A spokesperson for the Iran-backed group said the Palestinian groups would abide by the ceasefire as long as Israel does, adding that the understanding was reached following mediation by Egypt.

Senior Israeli officials were quoted by the public broadcaster Kan as saying that while there was no formal ceasefire agreement with Gaza terror groups, there was a mutual understanding that if the rocket and mortar shelling stops, Israel would stop its bombardment of Hamas and Islamic Jihad targets in the Strip.

Tuesday saw at least 70 projectiles launched into Israel from Gaza, as well as dozens of retaliatory strikes by the IDF against targets in the Strip, after weeks of soaring tensions.
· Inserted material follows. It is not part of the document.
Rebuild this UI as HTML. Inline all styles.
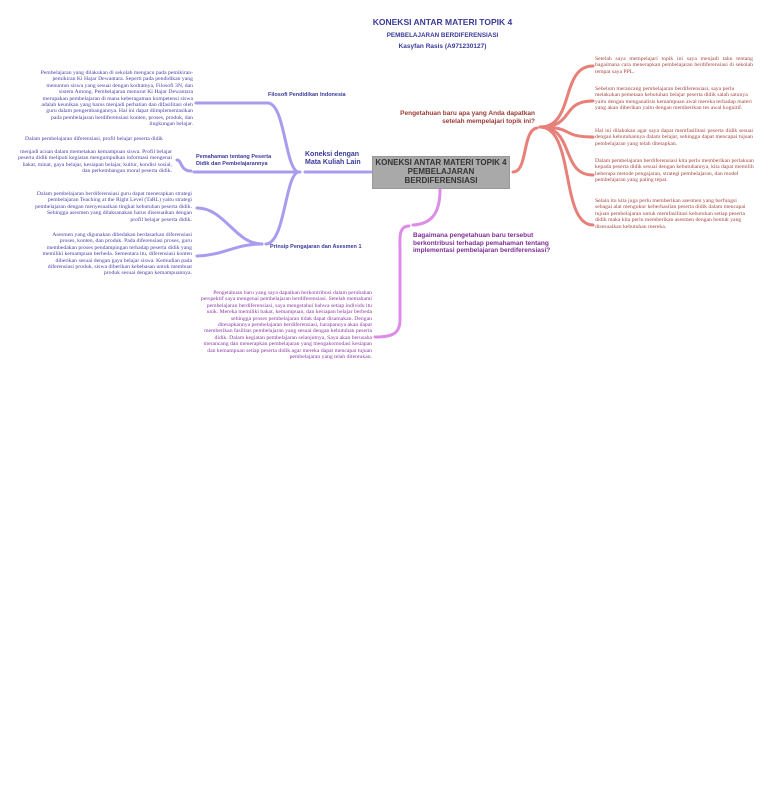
<!DOCTYPE html>
<html><head><meta charset="utf-8"><style>
body{margin:0;background:#fff;width:768px;height:792px;position:relative;overflow:hidden;font-family:"Liberation Serif",serif}
.t{position:absolute;font-size:5.7px;line-height:6.4px}
.b{color:#4a3fa8}.r{color:#a5463f}.p{color:#8a3aa6}
.s{font-family:"Liberation Sans",sans-serif;font-weight:bold;position:absolute}
</style></head><body>
<svg width="768" height="792" style="position:absolute;left:0;top:0" fill="none" stroke-linecap="round">
<g stroke="#a89cef" stroke-width="3">
<path d="M371 172 H305"/>
<path d="M300 172 H194"/>
<path d="M298 172 C285 168 285 104 268 103 H196"/>
<path d="M298 172 C285 176 285 243 266 244"/>
<path d="M262 244 C235 244 225 208 197 208"/>
<path d="M262 244 C235 244 225 255 197 256"/>
<path d="M191 171 C180 171 182 160 177 160"/>
</g>
<g stroke="#e8807a" stroke-width="3">
<path d="M513 172 C528 172 522 130 537 128"/>
<path d="M540 127 C575 127 560 66 593 66"/>
<path d="M540 127 C575 127 560 101 593 101"/>
<path d="M540 127 C575 127 560 137 593 137"/>
<path d="M540 127 C575 127 560 175 593 175"/>
<path d="M540 127 C575 127 560 225 593 225"/>
</g>
<g stroke="#dd8de8" stroke-width="3">
<path d="M440 190 C440 215 430 224 413 225"/>
<path d="M409 226 C398 226 400 240 400 250 V320 C400 335 390 337 375 337"/>
</g>
</svg>
<div class="s" style="left:370px;top:17px;width:145px;text-align:center;font-size:8.5px;color:#3a3a9a">KONEKSI ANTAR MATERI TOPIK 4</div>
<div class="s" style="left:370px;top:32px;width:145px;text-align:center;font-size:6.3px;color:#3a3a9a">PEMBELAJARAN BERDIFERENSIASI</div>
<div class="s" style="left:370px;top:43px;width:145px;text-align:center;font-size:6.5px;color:#3a3a9a">Kasyfan Rasis (A971230127)</div>
<div class="s" style="left:372px;top:156px;width:138px;height:33px;background:#a9a9a9;border:1px solid #999;color:#333;font-size:8px;line-height:9px;text-align:center;padding-top:1px;box-sizing:border-box;white-space:nowrap">KONEKSI ANTAR MATERI TOPIK 4<br>PEMBELAJARAN<br>BERDIFERENSIASI</div>
<div class="s" style="left:305px;top:151px;font-size:7px;line-height:7.5px;color:#3a3a9a">Koneksi dengan<br>Mata Kuliah Lain</div>
<div class="s" style="left:268px;top:92px;font-size:5.5px;color:#3a3a9a">Filosofi Pendidikan Indonesia</div>
<div class="s" style="left:196px;top:154px;font-size:5.5px;line-height:7px;color:#3a3a9a">Pemahaman tentang Peserta<br>Didik dan Pembelajarannya</div>
<div class="s" style="left:270px;top:244px;font-size:5.5px;color:#3a3a9a">Prinsip Pengajaran dan Asesmen 1</div>
<div class="s" style="left:380px;top:110px;width:155px;text-align:right;font-size:6.5px;line-height:7.5px;color:#9a3b35">Pengetahuan baru apa yang Anda dapatkan<br>setelah mempelajari topik ini?</div>
<div class="s" style="left:413px;top:232px;font-size:6.5px;line-height:7.5px;color:#7d2d95">Bagaimana pengetahuan baru tersebut<br>berkontribusi terhadap pemahaman tentang<br>implementasi pembelajaran berdiferensiasi?</div>

<div class="t b" style="left:40px;top:70px;width:153px;text-align:right">Pembelajaran yang dilakukan di sekolah mengacu pada pemikiran- pemikiran Ki Hajar Dewantara. Seperti pada pendidikan yang menuntun siswa yang sesuai dengan kodratnya, Filosofi 3N, dan sistem Among. Pembelajaran menurut Ki Hajar Dewantara merupakan pembelajaran di mana keberagaman kompetensi siswa adalah keunikan yang harus menjadi perhatian dan difasilitasi oleh guru dalam pengembangannya. Hal ini dapat diimplementasikan pada pembelajaran berdiferensiasi konten, proses, produk, dan lingkungan belajar.</div>
<div class="t b" style="left:25px;top:136px">Dalam pembelajaran diferensiasi, profil belajar peserta didik</div>
<div class="t b" style="left:15px;top:149px;width:157px;text-align:right">menjadi acuan dalam memetakan kemampuan siswa. Profil belajar peserta didik meliputi kegiatan mengumpulkan informasi mengenai bakat, minat, gaya belajar, kesiapan belajar, kultur, kondisi sosial, dan perkembangan moral peserta didik.</div>
<div class="t b" style="left:35px;top:191px;width:157px;text-align:right">Dalam pembelajaran berdiferensiasi guru dapat menerapkan strategi pembelajaran Teaching at the Right Level (TaRL) yaitu strategi pembelajaran dengan menyesuaikan tingkat kebutuhan peserta didik. Sehingga asesmen yang dilaksanakan harus disesuaikan dengan profil belajar peserta didik.</div>
<div class="t b" style="left:35px;top:232px;width:157px;text-align:right">Asesmen yang digunakan dibedakan berdasarkan diferensiasi proses, konten, dan produk. Pada diferensiasi proses, guru membedakan proses pendampingan terhadap peserta didik yang memiliki kemampuan berbeda. Sementara itu, diferensiasi konten diberikan sesuai dengan gaya belajar siswa. Kemudian pada diferensiasi produk, siswa diberikan kebebasan untuk membuat produk sesuai dengan kemampuannya.</div>

<div class="t r" style="left:595px;top:56px;width:158px;text-align:justify">Setelah saya mempelajari topik ini saya menjadi tahu tentang bagaimana cara menerapkan pembelajaran berdiferensiasi di sekolah tempat saya PPL.</div>
<div class="t r" style="left:595px;top:86px;width:158px">Sebelum merancang pembelajaran berdiferensiasi, saya perlu melakukan pemetaan kebutuhan belajar peserta didik salah satunya yaitu dengan menganalisis kemampuan awal mereka terhadap materi yang akan diberikan yaitu dengan memberikan tes awal kognitif.</div>
<div class="t r" style="left:595px;top:128px;width:158px;text-align:justify">Hal ini dilakukan agar saya dapat memfasilitasi peserta didik sesuai dengan kebutuhannya dalam belajar, sehingga dapat mencapai tujuan pembelajaran yang telah ditetapkan.</div>
<div class="t r" style="left:595px;top:158px;width:160px">Dalam pembelajaran berdiferensiasi kita perlu memberikan perlakuan kepada peserta didik sesuai dengan kebutuhannya, kita dapat memilih beberapa metode pengajaran, strategi pembelajaran, dan model pembelajaran yang paling tepat.</div>
<div class="t r" style="left:595px;top:198px;width:158px">Selain itu kita juga perlu memberikan asesmen yang berfungsi sebagai alat mengukur keberhasilan peserta didik dalam mencapai tujuan pembelajaran untuk memfasilitasi kebutuhan setiap peserta didik maka kita perlu memberikan asesmen dengan bentuk yang disesuaikan kebutuhan mereka.</div>

<div class="t p" style="left:200px;top:290px;width:172px;text-align:right">Pengetahuan baru yang saya dapatkan berkontribusi dalam perubahan perspektif saya mengenai pembelajaran berdiferensiasi. Setelah memahami pembelajaran berdiferensiasi, saya mengetahui bahwa setiap individu itu unik. Mereka memiliki bakat, kemampuan, dan kesiapan belajar berbeda sehingga proses pembelajaran tidak dapat disamakan. Dengan diterapkannya pembelajaran berdiferensiasi, harapannya akan dapat memberikan fasilitas pembelajaran yang sesuai dengan kebutuhan peserta didik. Dalam kegiatan pembelajaran selanjutnya, Saya akan berusaha merancang dan menerapkan pembelajaran yang mengakomodasi kesiapan dan kemampuan setiap peserta didik agar mereka dapat mencapai tujuan pembelajaran yang telah ditentukan.</div>
</body></html>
In an early morning mortar shell barrage, one shell exploded in the yard of a kindergarten shortly before children arrived.

Thousands of Israelis spent the subsequent night in bomb shelters as terrorists in the Gaza Strip fired some 40 more rockets and mortars at communities near the coastal enclave early Wednesday, with several of them being intercepted by Iron Dome. There were no reports of injuries, but one shell scored a direct hit on an empty house.

The IDF said that rockets and shells were fired at the Eshkol, Sha’ar Hanegev and Sdot Negev regions and that Iron Dome intercepted some of them, while most of the others fell in open areas.